### PROVIDED INFORMATION
#####

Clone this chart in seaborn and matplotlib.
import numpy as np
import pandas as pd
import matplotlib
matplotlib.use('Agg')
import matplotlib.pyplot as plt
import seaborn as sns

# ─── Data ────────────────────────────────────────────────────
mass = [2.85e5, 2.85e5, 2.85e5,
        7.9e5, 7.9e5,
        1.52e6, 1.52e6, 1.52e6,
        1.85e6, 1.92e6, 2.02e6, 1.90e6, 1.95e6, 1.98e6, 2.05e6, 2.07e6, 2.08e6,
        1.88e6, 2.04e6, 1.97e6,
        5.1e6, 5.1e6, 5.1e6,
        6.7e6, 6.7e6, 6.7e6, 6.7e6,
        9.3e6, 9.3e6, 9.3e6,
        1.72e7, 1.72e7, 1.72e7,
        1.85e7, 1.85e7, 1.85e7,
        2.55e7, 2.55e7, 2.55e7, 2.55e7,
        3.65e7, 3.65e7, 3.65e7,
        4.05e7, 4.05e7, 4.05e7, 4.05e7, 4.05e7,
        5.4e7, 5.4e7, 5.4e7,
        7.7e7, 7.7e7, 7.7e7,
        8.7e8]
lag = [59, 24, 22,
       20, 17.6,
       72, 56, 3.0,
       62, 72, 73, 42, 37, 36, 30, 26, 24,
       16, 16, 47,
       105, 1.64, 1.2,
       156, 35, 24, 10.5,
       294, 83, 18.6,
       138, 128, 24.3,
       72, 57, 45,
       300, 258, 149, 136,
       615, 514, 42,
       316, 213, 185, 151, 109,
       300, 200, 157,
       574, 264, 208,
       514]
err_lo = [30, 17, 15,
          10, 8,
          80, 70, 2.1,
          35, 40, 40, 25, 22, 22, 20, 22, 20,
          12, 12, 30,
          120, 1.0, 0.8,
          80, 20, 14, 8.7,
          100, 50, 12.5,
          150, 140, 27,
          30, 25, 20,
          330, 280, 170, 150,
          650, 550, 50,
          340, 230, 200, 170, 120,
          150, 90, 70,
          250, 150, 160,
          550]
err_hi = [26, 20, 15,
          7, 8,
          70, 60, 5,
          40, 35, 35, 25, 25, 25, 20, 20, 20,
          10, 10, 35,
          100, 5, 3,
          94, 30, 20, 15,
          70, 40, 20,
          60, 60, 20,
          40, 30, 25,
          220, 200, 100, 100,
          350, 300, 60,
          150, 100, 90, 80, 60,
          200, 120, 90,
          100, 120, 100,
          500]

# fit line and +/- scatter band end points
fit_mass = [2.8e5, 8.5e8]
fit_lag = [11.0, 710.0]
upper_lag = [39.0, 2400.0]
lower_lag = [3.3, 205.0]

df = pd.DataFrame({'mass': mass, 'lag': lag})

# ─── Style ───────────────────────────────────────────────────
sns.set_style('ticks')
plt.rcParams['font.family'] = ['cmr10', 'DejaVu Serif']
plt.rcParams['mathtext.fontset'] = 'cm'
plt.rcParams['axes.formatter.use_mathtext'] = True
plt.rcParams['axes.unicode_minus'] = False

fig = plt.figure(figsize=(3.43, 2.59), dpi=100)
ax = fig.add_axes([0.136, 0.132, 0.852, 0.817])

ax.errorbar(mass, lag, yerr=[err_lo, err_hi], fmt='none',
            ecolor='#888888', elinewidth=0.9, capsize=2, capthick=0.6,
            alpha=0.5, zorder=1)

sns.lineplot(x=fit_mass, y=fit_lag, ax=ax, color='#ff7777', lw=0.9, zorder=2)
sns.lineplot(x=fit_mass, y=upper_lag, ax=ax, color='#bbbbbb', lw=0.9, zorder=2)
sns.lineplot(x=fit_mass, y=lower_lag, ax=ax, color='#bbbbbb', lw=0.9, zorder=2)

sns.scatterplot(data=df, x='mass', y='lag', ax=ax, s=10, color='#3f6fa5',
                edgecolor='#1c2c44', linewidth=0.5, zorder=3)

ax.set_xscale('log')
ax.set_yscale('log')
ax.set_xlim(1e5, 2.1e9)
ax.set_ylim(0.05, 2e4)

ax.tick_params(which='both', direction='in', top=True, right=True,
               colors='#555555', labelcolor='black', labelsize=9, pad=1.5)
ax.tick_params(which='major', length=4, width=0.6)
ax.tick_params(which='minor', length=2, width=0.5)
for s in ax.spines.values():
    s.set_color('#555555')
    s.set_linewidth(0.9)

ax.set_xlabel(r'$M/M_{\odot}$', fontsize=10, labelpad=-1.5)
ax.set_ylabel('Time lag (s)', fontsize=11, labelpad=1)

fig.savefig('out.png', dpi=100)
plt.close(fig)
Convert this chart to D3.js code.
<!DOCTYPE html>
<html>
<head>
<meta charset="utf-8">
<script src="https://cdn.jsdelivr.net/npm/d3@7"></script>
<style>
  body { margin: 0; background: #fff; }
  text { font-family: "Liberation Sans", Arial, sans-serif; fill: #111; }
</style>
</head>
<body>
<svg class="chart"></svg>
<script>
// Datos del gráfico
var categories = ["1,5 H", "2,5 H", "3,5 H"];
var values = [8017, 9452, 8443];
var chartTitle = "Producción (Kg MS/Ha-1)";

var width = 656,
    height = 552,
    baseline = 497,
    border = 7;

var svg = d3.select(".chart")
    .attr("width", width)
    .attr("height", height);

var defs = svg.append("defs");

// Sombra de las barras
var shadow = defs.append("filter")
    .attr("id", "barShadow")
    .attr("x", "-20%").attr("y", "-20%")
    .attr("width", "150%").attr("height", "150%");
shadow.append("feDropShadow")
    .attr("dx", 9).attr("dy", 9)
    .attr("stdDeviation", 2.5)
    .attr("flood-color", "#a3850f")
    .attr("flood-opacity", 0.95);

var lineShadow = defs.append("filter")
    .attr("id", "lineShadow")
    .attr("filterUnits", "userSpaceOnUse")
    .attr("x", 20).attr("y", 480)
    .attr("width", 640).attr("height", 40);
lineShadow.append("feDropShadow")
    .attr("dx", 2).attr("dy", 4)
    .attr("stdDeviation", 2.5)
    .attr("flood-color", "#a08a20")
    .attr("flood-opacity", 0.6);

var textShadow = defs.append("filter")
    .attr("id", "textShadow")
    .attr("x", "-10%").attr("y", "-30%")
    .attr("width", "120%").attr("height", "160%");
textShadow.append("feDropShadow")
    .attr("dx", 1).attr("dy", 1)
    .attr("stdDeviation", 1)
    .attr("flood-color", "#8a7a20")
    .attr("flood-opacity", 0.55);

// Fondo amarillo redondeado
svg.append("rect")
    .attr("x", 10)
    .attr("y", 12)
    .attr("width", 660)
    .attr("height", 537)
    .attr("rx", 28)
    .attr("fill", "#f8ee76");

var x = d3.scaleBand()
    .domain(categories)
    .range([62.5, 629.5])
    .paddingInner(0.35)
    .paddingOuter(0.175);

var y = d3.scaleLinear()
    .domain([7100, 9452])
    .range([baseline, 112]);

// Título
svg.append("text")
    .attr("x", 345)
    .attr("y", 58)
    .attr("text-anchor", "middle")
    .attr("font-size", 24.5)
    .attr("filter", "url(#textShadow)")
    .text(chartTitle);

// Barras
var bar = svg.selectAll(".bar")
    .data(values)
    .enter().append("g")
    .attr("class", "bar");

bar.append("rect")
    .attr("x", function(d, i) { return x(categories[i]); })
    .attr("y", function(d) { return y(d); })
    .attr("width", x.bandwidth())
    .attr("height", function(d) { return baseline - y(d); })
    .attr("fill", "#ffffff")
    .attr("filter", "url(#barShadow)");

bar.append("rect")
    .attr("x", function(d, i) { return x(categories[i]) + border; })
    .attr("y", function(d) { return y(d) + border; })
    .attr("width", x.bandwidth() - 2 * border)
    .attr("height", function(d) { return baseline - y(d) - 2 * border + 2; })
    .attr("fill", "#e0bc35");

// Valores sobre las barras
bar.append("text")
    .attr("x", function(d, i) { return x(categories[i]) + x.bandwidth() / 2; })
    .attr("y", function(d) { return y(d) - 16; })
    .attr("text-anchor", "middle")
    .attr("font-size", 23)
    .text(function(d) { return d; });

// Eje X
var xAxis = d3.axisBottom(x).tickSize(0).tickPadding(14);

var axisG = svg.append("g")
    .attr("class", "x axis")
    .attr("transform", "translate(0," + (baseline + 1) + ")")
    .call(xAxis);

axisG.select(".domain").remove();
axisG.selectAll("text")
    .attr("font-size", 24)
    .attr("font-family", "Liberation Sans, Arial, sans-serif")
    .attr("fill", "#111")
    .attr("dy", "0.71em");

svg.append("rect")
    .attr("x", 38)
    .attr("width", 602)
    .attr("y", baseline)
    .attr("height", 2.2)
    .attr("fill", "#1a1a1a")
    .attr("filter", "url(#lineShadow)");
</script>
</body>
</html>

#####

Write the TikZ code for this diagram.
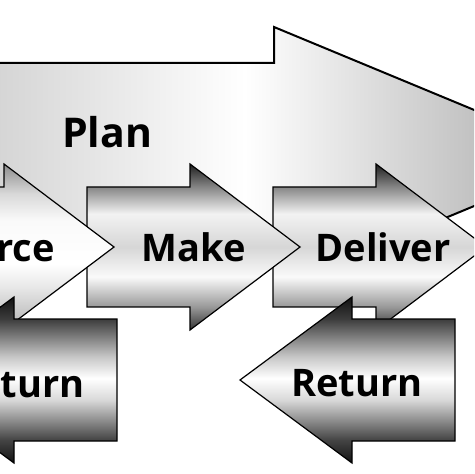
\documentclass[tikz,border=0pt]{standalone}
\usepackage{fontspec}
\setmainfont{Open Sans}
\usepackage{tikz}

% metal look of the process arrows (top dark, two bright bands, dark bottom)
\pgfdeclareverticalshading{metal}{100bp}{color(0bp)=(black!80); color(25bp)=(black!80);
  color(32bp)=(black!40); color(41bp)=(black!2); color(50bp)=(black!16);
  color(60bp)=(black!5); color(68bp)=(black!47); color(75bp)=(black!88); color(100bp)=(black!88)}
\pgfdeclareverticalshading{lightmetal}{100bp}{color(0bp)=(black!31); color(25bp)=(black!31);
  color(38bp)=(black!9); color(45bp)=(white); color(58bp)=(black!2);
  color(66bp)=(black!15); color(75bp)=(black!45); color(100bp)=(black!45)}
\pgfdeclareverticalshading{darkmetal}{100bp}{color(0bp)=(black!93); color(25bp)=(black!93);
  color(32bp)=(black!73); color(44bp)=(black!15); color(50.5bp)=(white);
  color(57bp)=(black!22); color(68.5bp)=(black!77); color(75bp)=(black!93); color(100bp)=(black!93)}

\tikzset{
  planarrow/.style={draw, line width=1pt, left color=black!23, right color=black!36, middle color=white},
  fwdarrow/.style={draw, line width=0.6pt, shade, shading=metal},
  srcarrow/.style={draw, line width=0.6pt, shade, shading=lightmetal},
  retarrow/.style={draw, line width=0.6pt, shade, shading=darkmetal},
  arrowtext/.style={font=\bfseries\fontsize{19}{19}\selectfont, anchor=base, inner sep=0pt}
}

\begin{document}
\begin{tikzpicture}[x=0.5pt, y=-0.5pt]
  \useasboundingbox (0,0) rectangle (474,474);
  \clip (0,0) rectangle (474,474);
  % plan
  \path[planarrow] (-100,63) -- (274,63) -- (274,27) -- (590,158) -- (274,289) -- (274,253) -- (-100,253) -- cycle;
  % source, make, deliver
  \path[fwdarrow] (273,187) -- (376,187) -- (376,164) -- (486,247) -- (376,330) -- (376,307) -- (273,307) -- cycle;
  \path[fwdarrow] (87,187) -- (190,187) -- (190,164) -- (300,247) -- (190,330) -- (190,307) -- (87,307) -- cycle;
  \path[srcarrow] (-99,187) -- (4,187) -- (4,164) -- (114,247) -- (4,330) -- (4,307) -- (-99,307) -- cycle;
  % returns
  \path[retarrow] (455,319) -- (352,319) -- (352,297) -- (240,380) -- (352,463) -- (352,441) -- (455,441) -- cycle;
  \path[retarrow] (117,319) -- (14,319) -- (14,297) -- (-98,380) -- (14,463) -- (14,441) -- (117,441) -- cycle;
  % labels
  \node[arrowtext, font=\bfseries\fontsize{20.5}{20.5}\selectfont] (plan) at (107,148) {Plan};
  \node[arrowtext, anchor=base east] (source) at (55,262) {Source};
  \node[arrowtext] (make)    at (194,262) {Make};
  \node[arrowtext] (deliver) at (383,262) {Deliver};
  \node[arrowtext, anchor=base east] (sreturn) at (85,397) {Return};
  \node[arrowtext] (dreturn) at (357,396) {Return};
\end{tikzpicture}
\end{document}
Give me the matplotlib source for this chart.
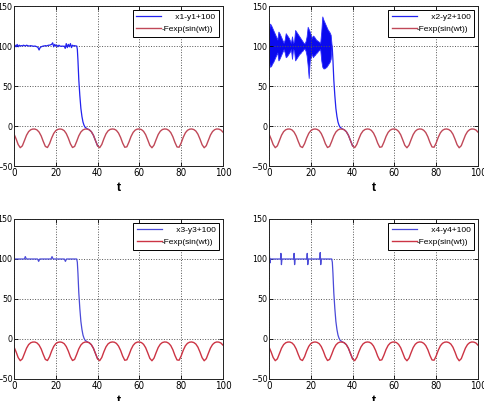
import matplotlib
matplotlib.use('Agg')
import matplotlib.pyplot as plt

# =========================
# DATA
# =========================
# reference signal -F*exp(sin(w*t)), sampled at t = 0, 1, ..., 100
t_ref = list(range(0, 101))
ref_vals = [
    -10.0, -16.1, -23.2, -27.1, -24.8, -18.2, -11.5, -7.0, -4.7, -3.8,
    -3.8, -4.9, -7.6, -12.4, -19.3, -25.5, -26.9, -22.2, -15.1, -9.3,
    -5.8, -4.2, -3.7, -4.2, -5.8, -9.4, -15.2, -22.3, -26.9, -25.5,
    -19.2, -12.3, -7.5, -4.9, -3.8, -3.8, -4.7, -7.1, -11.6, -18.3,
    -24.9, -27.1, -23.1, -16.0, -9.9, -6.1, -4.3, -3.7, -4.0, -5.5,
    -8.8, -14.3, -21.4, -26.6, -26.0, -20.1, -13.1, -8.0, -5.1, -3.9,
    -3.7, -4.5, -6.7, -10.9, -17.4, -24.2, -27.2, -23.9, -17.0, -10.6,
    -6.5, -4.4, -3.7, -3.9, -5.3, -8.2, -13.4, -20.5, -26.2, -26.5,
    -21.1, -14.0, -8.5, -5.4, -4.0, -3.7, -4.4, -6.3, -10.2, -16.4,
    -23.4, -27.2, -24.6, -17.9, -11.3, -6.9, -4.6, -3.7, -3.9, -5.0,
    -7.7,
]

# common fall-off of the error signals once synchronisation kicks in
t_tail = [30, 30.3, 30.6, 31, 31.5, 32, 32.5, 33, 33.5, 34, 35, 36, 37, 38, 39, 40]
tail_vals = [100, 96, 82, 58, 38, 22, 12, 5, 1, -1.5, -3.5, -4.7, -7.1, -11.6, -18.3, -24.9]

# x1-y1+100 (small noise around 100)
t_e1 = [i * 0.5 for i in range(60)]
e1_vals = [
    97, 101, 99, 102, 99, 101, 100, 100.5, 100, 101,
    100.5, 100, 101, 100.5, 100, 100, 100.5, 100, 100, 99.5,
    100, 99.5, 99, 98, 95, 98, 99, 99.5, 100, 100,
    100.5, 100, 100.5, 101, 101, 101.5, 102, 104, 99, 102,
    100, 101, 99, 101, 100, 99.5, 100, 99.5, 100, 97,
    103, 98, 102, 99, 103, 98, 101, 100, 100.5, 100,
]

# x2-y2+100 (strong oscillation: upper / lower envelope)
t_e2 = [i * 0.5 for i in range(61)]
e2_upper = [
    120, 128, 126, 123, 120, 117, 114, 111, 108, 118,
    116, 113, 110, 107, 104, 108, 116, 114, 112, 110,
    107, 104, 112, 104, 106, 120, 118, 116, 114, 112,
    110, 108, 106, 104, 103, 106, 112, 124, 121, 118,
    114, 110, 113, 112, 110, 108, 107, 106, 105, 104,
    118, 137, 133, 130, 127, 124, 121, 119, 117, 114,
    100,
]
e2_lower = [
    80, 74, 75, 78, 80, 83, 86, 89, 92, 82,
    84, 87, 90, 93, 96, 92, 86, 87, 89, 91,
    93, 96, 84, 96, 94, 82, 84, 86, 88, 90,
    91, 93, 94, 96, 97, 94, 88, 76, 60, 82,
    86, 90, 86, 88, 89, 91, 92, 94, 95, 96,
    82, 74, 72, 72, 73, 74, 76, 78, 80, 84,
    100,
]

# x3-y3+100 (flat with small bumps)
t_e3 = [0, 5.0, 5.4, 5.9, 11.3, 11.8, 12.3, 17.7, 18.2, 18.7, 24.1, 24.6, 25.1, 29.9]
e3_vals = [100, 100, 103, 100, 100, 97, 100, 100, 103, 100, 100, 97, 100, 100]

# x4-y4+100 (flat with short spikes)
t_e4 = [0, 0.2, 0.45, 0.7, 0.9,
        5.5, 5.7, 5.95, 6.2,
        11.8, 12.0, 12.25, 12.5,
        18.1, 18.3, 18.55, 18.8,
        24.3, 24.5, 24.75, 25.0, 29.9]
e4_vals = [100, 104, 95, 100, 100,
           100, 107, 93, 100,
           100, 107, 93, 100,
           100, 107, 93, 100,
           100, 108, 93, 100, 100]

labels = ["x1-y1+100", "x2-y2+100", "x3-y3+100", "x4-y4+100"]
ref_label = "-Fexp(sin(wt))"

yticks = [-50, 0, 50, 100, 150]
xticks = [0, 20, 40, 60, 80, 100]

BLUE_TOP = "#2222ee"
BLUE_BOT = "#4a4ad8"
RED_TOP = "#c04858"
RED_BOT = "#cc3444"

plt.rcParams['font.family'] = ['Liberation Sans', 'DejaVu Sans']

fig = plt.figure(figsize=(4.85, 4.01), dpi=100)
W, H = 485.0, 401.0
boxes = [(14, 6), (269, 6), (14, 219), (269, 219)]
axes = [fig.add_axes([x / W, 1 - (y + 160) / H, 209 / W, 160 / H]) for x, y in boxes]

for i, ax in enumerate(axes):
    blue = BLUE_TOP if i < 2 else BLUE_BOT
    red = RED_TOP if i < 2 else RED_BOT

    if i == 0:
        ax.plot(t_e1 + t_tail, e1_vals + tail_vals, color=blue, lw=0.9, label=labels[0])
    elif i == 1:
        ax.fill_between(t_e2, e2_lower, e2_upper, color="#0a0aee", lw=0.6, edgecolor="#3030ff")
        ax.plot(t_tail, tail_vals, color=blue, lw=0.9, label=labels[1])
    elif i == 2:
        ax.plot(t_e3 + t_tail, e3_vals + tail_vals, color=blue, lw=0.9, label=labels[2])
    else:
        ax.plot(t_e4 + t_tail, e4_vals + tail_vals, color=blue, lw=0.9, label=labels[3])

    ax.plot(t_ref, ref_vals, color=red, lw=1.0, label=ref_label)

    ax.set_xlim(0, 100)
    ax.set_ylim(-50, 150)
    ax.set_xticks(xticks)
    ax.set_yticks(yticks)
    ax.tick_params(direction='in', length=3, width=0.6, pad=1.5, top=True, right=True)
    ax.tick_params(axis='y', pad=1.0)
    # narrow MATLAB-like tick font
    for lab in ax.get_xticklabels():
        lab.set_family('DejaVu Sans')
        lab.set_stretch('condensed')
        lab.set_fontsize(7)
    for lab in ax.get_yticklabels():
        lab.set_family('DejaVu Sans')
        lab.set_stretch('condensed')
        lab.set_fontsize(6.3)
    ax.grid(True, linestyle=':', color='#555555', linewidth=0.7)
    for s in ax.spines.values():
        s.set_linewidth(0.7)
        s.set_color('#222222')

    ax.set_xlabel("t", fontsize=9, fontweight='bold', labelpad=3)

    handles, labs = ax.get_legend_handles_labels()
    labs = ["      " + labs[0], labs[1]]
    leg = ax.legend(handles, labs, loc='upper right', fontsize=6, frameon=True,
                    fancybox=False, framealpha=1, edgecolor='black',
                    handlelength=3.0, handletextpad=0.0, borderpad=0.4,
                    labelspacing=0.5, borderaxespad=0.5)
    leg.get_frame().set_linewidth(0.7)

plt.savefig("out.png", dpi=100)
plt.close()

#####

### PROBLEM STATEMENT
Please print exactly, and only, the lines from the line with "Clone this chart in seaborn and matplotlib." to the line with "import seaborn as sns", both included.

### WRITTEN REPLY
Clone this chart in seaborn and matplotlib.
import numpy as np
import pandas as pd
import matplotlib
matplotlib.use('Agg')
import matplotlib.pyplot as plt
import seaborn as sns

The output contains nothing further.